On Sept. 18 in the Pechora Sea, which abuts the Arctic Ocean just north of Finland and the Arctic Circle, the environmental organization Greenpeace conducted a protest against proposed oil drilling in the Arctic cap of the globe.
A state-owned Russian enterprise called Gazprom has erected a very large oil-drilling rig in the Pechora, and it will probably soon be the first platform — of many anticipated — to raise oil from beneath the Arctic sea floor.
Two Greenpeace activists secured ropes to points high on the side of the rig and attempted to climb up the almost-sheer wall — probably for the purpose of unfurling a giant banner. The banner would most likely have read, “Stop Arctic Drilling,” and been seen against the backdrop of the enormous industrial platform, it would have made for a striking visual protest.
But before the climbers could ascend very far, they were apprehended and taken into custody by armed crewmen in small boats deployed from the Russian Coast Guard.
So far, so good. Greenpeace has a 42-year history of skillful, nonviolent protest and civil disobedience, and it has a sophisticated understanding of the risks involved and the possible consequences of its often dramatic actions. The Gazprom platform is private property, and I’m quite sure that the arrest of the two protesters — perhaps with some fines levied — would have been viewed by Greenpeace (and other observers) as possible, with precedent, and proportionate to the trespassing that indeed occurred.
But, crazily, Russia went much further. The next day, on Sept. 19, Russian assault soldiers lowered themselves from helicopters onto the deck of the Arctic Sunrise, the 163-foot converted icebreaker that Greenpeace uses for various ocean campaigns, and commandeered the ship and crew. The Sunrise was situated near the oil rig awaiting news of the detained activists (who had initially launched from the Sunrise in small rubber boats).
No shots were fired. Like Quakers, Greenpeace “bears witness,” and its participants are trained in nonviolent responses, so the Sunrise crew offered no armed resistance to the soldiers. The ship was towed to Murmansk, a Russian port closest to the oil rig.
Today — seven weeks after the seizure — the entire crew of 28, plus two journalists, are still being held behind bars in Murmansk (they are scheduled to be moved to St. Petersburg). They have been charged with “hooliganism.” In Russia, that means, essentially, that they have used force, or threatened to use force, against either persons or property. If convicted, they could serve up to seven years in jail.
The charges are serious and absurd. Greenpeace does not ever use force against people, and two roped activists with a publicity banner are not a threat to damage an oil rig.

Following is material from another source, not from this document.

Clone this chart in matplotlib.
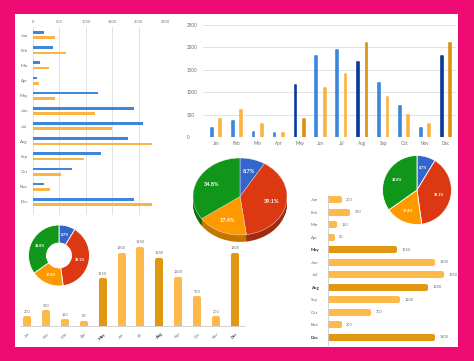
import numpy as np
import matplotlib.pyplot as plt
from matplotlib.patches import Rectangle

plt.rcParams['font.family'] = ['Lato', 'DejaVu Sans']

# data
months = ['Jan', 'Feb', 'Mar', 'Apr', 'May', 'Jun',
          'Jul', 'Aug', 'Sep', 'Oct', 'Nov', 'Dec']
highlight = ['May', 'Aug', 'Dec']
blue = [200, 350, 120, 80, 1150, 1800, 1950, 1680, 1200, 700, 200, 1800]
orange = [400, 600, 300, 100, 400, 1100, 1400, 2100, 900, 500, 300, 2100]
# the top-left chart
blue_h = [210, 370, 130, 80, 1230, 1920, 2080, 1790, 1280, 740, 210, 1920]
orange_h = [420, 630, 300, 120, 420, 1170, 1500, 2250, 960, 530, 320, 2250]
shares = [200, 900, 400, 800]

# colours
PINK = '#EE0C74'
BLUE, DBLUE = '#3C86DC', '#0C3C9A'
ORANGE, DORANGE = '#FBB443', '#DB9210'
LORANGE, DORANGE2 = '#FDBA4A', '#E09812'
PIE = ['#3366CC', '#DC3912', '#FF9900', '#109618']
PIE_DARK = ['#244A99', '#A22A0E', '#C47600', '#0B6E12']
GRID = '#DDDDDD'
TXT = '#6E6E6E'

W, H = 474, 361
fig = plt.figure(figsize=(W / 100, H / 100), dpi=100, facecolor=PINK)
fig.add_artist(Rectangle((15 / W, 1 - 347 / H), 443 / W, 333 / H,
                         transform=fig.transFigure, facecolor='white',
                         edgecolor='none', zorder=0))


def box(x0, y0, x1, y1):
    a = fig.add_axes([x0 / W, 1 - y1 / H, (x1 - x0) / W, (y1 - y0) / H])
    a.patch.set_alpha(0)
    return a


def clean(a):
    for s in a.spines.values():
        s.set_visible(False)


x = np.arange(12)
hl = [m in highlight for m in months]

# --- top left: horizontal grouped bars
ax = box(33, 27, 165, 215)
ax.barh(x - 0.175, blue_h, height=0.18, color=BLUE)
ax.barh(x + 0.175, orange_h, height=0.18, color=ORANGE)
ax.set_xlim(0, 2500)
ax.set_ylim(11.86, -0.53)
ax.set_xticks(range(0, 2501, 500))
ax.xaxis.tick_top()
ax.set_yticks(x, months)
ax.tick_params(axis='x', length=0, labelsize=2.8, colors=TXT, pad=2)
ax.tick_params(axis='y', length=0, labelsize=3.2, colors=TXT, pad=6.5)
for lbl in ax.get_yticklabels():
    lbl.set_ha('center')
ax.grid(axis='x', color=GRID, lw=0.6)
ax.set_axisbelow(True)
clean(ax)

# --- top right: vertical grouped bars
ax = box(203, 25, 456, 137)
bc = [DBLUE if h else BLUE for h in hl]
oc = [DORANGE if h else ORANGE for h in hl]
ax.bar(x - 0.2, blue, width=0.086, color=bc, edgecolor=bc, lw=1.2,
       joinstyle='round')
ax.bar(x + 0.2, orange, width=0.086, color=oc, edgecolor=oc, lw=1.2,
       joinstyle='round')
ax.set_xlim(-0.62, 11.48)
ax.set_ylim(0, 2500)
ax.set_yticks(range(0, 2501, 500))
ax.set_xticks(x, months)
ax.tick_params(axis='y', length=0, labelsize=3.3, colors=TXT, pad=11.5)
ax.tick_params(axis='x', length=0, labelsize=3.3, colors=TXT, pad=3)
for lbl in ax.get_yticklabels():
    lbl.set_ha('left')
ax.grid(axis='y', color=GRID, lw=0.6)
ax.set_axisbelow(True)
clean(ax)

# --- bottom: vertical bars with labels
ax = box(20, 231, 245, 326)
cc = [DORANGE2 if h else LORANGE for h in hl]
ax.bar(x, blue, width=0.21, color=cc, edgecolor=cc, lw=2.9,
       joinstyle='round')
for i, v in enumerate(blue):
    ax.text(i, v + 110, str(v), ha='center', va='bottom',
            fontsize=2.8, color=TXT)
ax.set_xlim(-0.37, 11.53)
ax.set_ylim(0, 2400)
ax.set_yticks([])
ax.set_xticks(x, months)
ax.tick_params(axis='x', length=0, labelsize=3, colors=TXT, pad=4.3)
for lbl, h in zip(ax.get_xticklabels(), hl):
    lbl.set_rotation(45)
    lbl.set_ha('center')
    lbl.set_va('top')
    if h:
        lbl.set_fontweight('bold')
        lbl.set_color('#333333')
clean(ax)
ax.spines['bottom'].set_visible(True)
ax.spines['bottom'].set_color('#CCCCCC')
ax.spines['bottom'].set_linewidth(0.6)

# --- bottom right: horizontal bars with labels
ax = box(328, 195, 455, 345)
ax.barh(x, blue, height=0.24, color=cc, edgecolor=cc, lw=2.9,
        joinstyle='round')
for i, v in enumerate(blue):
    ax.text(v + 110, i, str(v), ha='left', va='center',
            fontsize=2.8, color=TXT)
ax.set_xlim(0, 2171)
ax.set_ylim(11.64, -0.4)
ax.set_xticks([])
ax.set_yticks(x, months)
ax.tick_params(axis='y', length=0, labelsize=3.2, colors=TXT, pad=9.7)
for lbl, h in zip(ax.get_yticklabels(), hl):
    lbl.set_ha('center')
    if h:
        lbl.set_fontweight('bold')
        lbl.set_color('#333333')
clean(ax)
ax.spines['left'].set_visible(True)
ax.spines['left'].set_color('#CCCCCC')
ax.spines['left'].set_linewidth(0.6)

# --- 3D-looking pie
ax = box(190, 155, 290, 245)
for d in np.linspace(0.18, 0.02, 9):
    ax.pie(shares, colors=PIE_DARK, startangle=90, counterclock=False,
           center=(0, -d), wedgeprops=dict(linewidth=0))
ax.pie(shares, colors=PIE, startangle=90, counterclock=False,
       autopct='%.1f%%', pctdistance=0.68,
       wedgeprops=dict(linewidth=0.3, edgecolor='#F0F0F0'),
       textprops=dict(color='white', fontsize=4, fontweight='bold'))
ax.set_aspect('auto')
ax.set_xlim(-1.064, 1.064)
ax.set_ylim(-1.26, 1.078)

# --- right pie
ax = box(382.5, 155.5, 451.5, 224.5)
ax.pie(shares, colors=PIE, startangle=90, counterclock=False,
       autopct='%.1f%%', pctdistance=0.66,
       wedgeprops=dict(linewidth=0.6, edgecolor='white'),
       textprops=dict(color='white', fontsize=2.6, fontweight='bold'))
ax.set_xlim(-1, 1)
ax.set_ylim(-1, 1)

# --- donut
ax = box(28.5, 225, 89.5, 286)
ax.pie(shares, colors=PIE, startangle=90, counterclock=False,
       autopct='%.1f%%', pctdistance=0.71,
       wedgeprops=dict(width=0.59, linewidth=0.6, edgecolor='white'),
       textprops=dict(color='white', fontsize=2.6, fontweight='bold'))
ax.set_xlim(-1, 1)
ax.set_ylim(-1, 1)

fig.savefig('out.png', dpi=100, facecolor=PINK)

Furthermore, Russia broke the law by seizing the Arctic Sunrise. The ship was in international waters, is well known as a peaceful protest vessel and was abiding by all standard maritime rules, practices and required distances.
Greenpeace and the Netherlands, where the ship is registered, have asked the International Tribunal for the U.N. Law of the Sea to rule on the legality of Russia’s actions.

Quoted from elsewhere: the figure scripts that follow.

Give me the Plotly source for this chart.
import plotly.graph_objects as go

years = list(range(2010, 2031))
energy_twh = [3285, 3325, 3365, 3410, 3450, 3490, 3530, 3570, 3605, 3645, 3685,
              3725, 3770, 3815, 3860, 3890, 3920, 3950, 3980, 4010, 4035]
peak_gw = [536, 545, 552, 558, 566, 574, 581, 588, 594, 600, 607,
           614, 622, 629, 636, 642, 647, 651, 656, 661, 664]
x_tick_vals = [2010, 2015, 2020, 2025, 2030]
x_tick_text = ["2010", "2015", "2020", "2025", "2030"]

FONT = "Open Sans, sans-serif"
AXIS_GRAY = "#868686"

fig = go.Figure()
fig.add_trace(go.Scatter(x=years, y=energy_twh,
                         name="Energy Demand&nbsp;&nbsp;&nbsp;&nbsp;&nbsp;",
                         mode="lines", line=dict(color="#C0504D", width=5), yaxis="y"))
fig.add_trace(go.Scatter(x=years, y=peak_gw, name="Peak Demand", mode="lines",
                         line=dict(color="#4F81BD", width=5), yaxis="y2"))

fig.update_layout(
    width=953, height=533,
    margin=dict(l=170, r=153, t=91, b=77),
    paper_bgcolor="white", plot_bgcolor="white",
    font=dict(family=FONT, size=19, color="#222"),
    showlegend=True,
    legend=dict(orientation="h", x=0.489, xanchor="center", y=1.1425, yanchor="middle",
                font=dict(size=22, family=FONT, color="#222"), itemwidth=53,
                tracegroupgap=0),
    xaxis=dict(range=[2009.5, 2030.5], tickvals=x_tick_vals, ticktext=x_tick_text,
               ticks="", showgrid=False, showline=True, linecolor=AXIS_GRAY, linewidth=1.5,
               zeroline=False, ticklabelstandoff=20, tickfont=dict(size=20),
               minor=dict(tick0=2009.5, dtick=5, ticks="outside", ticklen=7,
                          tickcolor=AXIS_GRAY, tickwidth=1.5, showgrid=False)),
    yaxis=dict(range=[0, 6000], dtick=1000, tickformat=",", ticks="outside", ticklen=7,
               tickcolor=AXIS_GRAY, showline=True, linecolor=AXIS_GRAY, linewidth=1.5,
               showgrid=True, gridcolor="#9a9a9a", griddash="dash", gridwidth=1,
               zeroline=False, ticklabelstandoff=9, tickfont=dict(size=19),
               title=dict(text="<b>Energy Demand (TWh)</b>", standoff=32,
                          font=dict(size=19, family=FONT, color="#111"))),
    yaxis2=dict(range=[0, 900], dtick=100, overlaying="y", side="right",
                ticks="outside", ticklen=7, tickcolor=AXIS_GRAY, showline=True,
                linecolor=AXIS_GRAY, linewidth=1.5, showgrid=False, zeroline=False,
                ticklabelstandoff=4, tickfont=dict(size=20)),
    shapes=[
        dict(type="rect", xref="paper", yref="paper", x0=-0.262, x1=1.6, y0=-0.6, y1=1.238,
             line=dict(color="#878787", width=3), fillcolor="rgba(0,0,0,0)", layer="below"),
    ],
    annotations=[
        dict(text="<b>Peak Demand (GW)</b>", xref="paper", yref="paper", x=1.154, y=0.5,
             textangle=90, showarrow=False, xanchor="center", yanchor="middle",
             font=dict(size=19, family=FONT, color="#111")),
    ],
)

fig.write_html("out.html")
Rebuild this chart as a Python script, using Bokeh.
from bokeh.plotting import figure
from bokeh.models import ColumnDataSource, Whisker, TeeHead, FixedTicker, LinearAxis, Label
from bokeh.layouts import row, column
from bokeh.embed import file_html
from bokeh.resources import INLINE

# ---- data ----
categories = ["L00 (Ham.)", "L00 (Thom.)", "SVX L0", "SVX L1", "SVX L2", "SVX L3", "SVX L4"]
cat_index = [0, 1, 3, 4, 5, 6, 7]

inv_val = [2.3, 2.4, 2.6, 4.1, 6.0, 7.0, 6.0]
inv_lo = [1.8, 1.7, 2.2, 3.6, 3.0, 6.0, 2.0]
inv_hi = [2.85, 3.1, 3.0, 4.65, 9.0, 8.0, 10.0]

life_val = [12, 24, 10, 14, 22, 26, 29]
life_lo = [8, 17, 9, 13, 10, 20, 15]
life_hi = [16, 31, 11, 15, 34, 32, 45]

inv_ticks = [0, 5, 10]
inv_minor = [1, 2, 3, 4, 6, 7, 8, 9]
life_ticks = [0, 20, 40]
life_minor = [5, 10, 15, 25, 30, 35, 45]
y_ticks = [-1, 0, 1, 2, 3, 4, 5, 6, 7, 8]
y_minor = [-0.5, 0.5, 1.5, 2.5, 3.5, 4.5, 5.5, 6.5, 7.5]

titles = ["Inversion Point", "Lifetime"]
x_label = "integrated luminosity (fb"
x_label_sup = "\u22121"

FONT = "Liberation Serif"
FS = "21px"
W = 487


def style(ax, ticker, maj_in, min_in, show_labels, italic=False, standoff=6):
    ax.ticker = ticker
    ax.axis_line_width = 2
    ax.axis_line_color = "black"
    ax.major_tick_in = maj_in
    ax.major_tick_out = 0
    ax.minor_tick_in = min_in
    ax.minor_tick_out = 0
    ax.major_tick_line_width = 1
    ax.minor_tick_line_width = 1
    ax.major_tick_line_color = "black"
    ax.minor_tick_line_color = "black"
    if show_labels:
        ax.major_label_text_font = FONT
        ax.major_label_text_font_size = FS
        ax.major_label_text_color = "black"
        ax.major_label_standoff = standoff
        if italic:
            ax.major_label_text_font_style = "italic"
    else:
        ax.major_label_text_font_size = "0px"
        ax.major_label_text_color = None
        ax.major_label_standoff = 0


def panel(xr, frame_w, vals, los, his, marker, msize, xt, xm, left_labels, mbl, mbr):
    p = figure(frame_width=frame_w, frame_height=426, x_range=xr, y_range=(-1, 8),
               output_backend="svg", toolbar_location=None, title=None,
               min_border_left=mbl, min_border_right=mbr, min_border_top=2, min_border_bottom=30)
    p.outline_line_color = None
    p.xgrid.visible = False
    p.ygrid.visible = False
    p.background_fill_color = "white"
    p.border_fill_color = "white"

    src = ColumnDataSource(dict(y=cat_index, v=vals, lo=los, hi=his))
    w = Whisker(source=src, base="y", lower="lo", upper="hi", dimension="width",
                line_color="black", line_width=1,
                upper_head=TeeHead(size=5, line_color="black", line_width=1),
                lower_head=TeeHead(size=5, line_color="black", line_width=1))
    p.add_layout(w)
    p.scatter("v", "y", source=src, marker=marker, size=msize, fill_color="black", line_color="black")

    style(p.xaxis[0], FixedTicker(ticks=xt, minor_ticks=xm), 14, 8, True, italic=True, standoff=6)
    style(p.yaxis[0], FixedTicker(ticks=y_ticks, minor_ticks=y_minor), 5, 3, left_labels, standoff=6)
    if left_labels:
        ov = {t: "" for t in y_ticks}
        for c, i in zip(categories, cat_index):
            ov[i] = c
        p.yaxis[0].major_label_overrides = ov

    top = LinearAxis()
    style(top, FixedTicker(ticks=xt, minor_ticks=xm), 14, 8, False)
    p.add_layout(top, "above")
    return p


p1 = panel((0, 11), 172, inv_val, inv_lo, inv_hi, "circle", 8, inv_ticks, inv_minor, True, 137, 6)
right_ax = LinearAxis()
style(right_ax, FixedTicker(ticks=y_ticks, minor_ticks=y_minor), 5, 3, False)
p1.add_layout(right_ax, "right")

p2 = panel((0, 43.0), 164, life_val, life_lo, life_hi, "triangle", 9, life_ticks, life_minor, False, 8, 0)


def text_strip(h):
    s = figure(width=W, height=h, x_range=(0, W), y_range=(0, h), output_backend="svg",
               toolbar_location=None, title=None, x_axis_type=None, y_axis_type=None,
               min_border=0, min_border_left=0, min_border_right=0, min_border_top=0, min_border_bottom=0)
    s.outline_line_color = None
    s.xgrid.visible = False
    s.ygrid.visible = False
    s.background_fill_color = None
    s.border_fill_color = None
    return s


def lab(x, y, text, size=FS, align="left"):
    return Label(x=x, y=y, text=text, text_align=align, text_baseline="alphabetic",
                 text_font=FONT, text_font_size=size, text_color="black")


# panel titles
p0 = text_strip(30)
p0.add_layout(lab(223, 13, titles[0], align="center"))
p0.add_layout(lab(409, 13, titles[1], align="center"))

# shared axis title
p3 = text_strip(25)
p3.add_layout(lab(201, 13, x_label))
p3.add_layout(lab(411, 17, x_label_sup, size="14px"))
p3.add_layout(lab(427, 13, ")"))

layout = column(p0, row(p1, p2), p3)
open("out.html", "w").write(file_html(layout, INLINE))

Americans, and the citizens of all nations, should be outraged at Russia’s illegal, military and disproportionate reactions — the invasion and impounding of a sovereign ship and the incarceration of its crewmembers, who hail from 18 different countries.
While much attention is rightly focused on Russia’s authoritarianism, let us not lose sight of why Greenpeace is protesting in the Arctic region. The global warming of the atmosphere and the seas — much more severe at the earth’s poles than at its midsection — caused by increasing amounts of carbon dioxide (both in the air and seas) from fossil-fuel burning, is starting to melt significant portions of the northernmost ice cap and glaciers. This is continuing to free up larger and larger portions of the Arctic Ocean for longer and longer periods of time.
Consequently, oil companies are planning to venture farther north than ever before with large oil-drilling platforms. An estimated 175 billion barrels of oil and gas are buried under the Arctic seas, and Gazprom and Shell and many others are eager to raise it.
The problem is this. In the freezing, difficult weather and waters of the Arctic, there is the potential for a disastrous oil accident. In 2010, when the British Petroleum oil well in the Gulf of Mexico blew out its cap almost 1 mile below the surface and spewed out roughly 4 million barrels (206 million gallons) of oil over the course of three months, we were nearly unable to halt the rupture. And that was in a warm, calm, tranquil-seas environment.
Duplicate that accident in the Arctic, and there is a very real possibility that man and technology would not be able to stop the gusher, period.
Greenpeace is asking us to consider the risks of Arctic drilling, the risks of burning fossil fuels and the risks of ever-increasing carbon dioxide concentrations in the atmosphere. If we don’t stop to appreciate the risks that our current energy technologies entail, then we may not find the motivation to make better choices.